Since 2006 the European Commission has compromised to several steps to promote social justice and decent work both within the EU and in its development cooperation with third countries, in cooperation with the ILO, as recently stated: http://www.ilo.org/wcmsp5/groups/public/—dgreports/—exrel/documents/genericdocument/wcms_195510.pdf .

It seems that we definitely need those policies urgently in Europe, and certainly in the UK. Another question is whether EU Member States will allow for these policies to be prioritary. In the light of the recent debate over the European Social Fund coming budget, it seems that unfortunately promoting social justice within the EU itself is not a priority for the EU Council. We will have to assume the consequences of this (cf post of 16 April 2013 re recent data over social situation in the EU).

EU Business’: about anti-German feeling growth – and Germany’s reaction to it

http://www.eubusiness.com/news-eu/finance-public-debt.nh5

This article only confirms the fears about growing political radicalisation and anti-Europe feeling (and/or anti-other EU countries) among EU Member States’ populations.

But I think El Pais was definitely wrong about equating current Germany to Hitler’s. Another, maybe paradoxical, parallelism is in my view increasingly more likely to be drawn between on the one hand the conditions of humiliation, economic despair and hopelessness that the populations of Southern European countries are currently facing as a result of the conditions imposed for the financial help they receive; and, on the other, those to which the post-WWI Germany was subject by the winning allies and international community through the different peace treaties that imposed the famous “reparations”. The paradox would be that in this case, it would be Germany who would be fostering a catastrophic socio-economic situation in Southern Europe, through its leading position in favour of economic austerity.

The psychological impact that the crisis is having on the populations of the countries most affected by it, including an increase in the suicides rate, is being translated into the political arena by mistrust in the traditional political system, and by a radicalisation of political ideas.
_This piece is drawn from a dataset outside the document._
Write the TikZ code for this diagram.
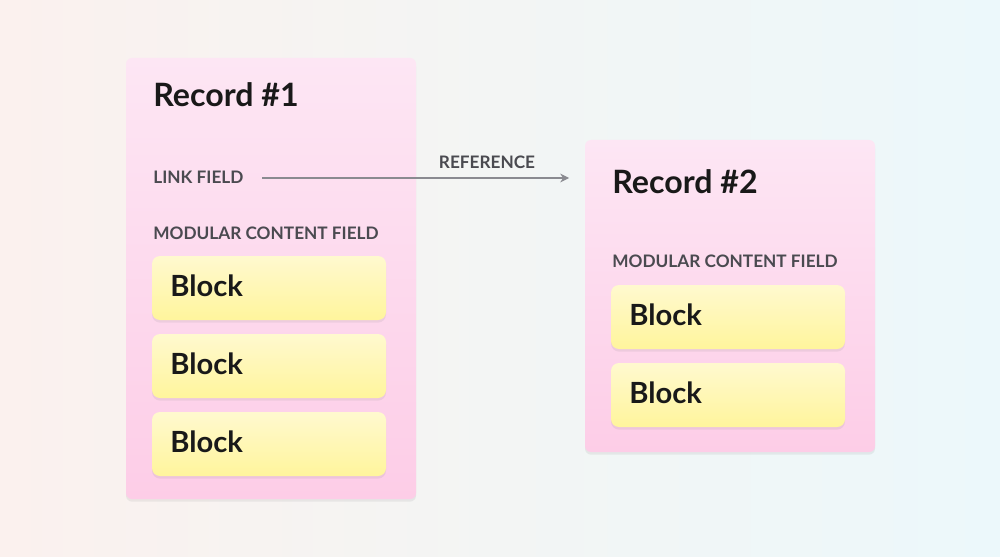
\documentclass[tikz,border=0pt]{standalone}
\usepackage{fontspec}
\setmainfont{Lato}
\usetikzlibrary{shadows,arrows.meta}
\definecolor{cardtop}{HTML}{FDE6F4}
\definecolor{cardbot}{HTML}{FDCDE7}
\definecolor{blktop}{HTML}{FFF9CF}
\definecolor{blkbot}{HTML}{FFF59C}
\definecolor{lab}{HTML}{4A4A50}
\definecolor{arr}{HTML}{8A8A90}
\definecolor{bgl}{HTML}{FBF1EE}
\definecolor{bgm}{HTML}{F3F5F4}
\definecolor{bgr}{HTML}{ECF8FB}
\tikzset{
 card/.style={rounded corners=0.12cm, top color=cardtop, bottom color=cardbot, draw=none,
   drop shadow={opacity=0.12, shadow xshift=0pt, shadow yshift=-1.5pt}},
 blockbox/.style={rounded corners=0.16cm, top color=blktop, bottom color=blkbot, draw=none,
   drop shadow={opacity=0.12, shadow xshift=0pt, shadow yshift=-1.5pt}},
 title/.style={anchor=base west, inner sep=0, font=\fontsize{18.3}{22}\selectfont\bfseries, text=black!90},
 btext/.style={anchor=base west, inner sep=0, font=\fontsize{16.6}{20}\selectfont\bfseries, text=black!90},
 label/.style={anchor=base west, inner sep=0, font=\fontsize{9.8}{11}\selectfont\bfseries, text=lab},
}
\begin{document}
\begin{tikzpicture}[x=0.02cm,y=-0.02cm]
\useasboundingbox (0,0) rectangle (1000,557);
\shade[left color=bgl, right color=bgr, middle color=bgm] (0,0) rectangle (1000,557);
% record 1
\path[card] (126,58) rectangle (416,499);
\node[title] (t1) at (153,107) {Record \#1};
\node[label] (lf) at (153,184) {LINK FIELD};
\node[label] (m1) at (153,239) {MODULAR CONTENT FIELD};
\path[blockbox] (152,256) rectangle (386,320);
\path[blockbox] (152,334) rectangle (386,398);
\path[blockbox] (152,412) rectangle (386,476);
\node[btext] (b11) at (170,296) {Block};
\node[btext] (b12) at (170,374) {Block};
\node[btext] (b13) at (170,452) {Block};
% record 2
\path[card] (585,140) rectangle (875,452);
\node[title] (t2) at (612,194) {Record \#2};
\node[label] (m2) at (612,267) {MODULAR CONTENT FIELD};
\path[blockbox] (611,285) rectangle (845,349);
\path[blockbox] (611,363) rectangle (845,427);
\node[btext] (b21) at (629,325) {Block};
\node[btext] (b22) at (629,403) {Block};
% arrow
\coordinate (as) at (262,178);
\coordinate (ae) at (569,178);
\draw[arr, line width=0.6pt, -{Stealth[length=5pt,width=5pt]}] (as) -- (ae);
\node[anchor=base, inner sep=0, font=\fontsize{9.8}{11}\selectfont\bfseries, text=lab] (ref) at (487,169) {REFERENCE};
\end{tikzpicture}
\end{document}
The combination “economic oppression imposed from the outside”, led, in the case of the post WWI-Germany, to the consequences we all know. Even if  the circumstances of the post-1919 Germany and of current Southern Europe are of course different, there seem to be enough fundamental similarities (poverty, despair, external intervention in national economic affairs) to create in my view a fundamental alarm about the political situation in Europe for the coming years.

The same moral, and, especially, “punitive” dimension that the post WWI treaties had towards Germany seems to arise from some of the comments made by members of the German government, about the conditions they are imposing in exchange for the financial help to Southern European countries. This is only likely to further stir a visceral reaction from the populations of the countries affected, and, most of all, a feeling of injustice.

When people feel (and indeed are) engulfed in a tunnel from which there is no visible end (in Spain, economic recovery was recently forecast to no sooner than 2018), they feel they have nothing to lose. It is then easy to be lured by nationalist and even xenophobic discourses, especially if those discourses touch on the much hurt collective self-pride and on the feeling of injustice and indignation.

A scapegoat  needs then only be created, as a victim to be immolated to create a sense of restoration of a “fair order”, or to give sense to the absurd harshness of the lives of too many Europeans these days.

Can we afford to continue to wait and see if that victim is designated?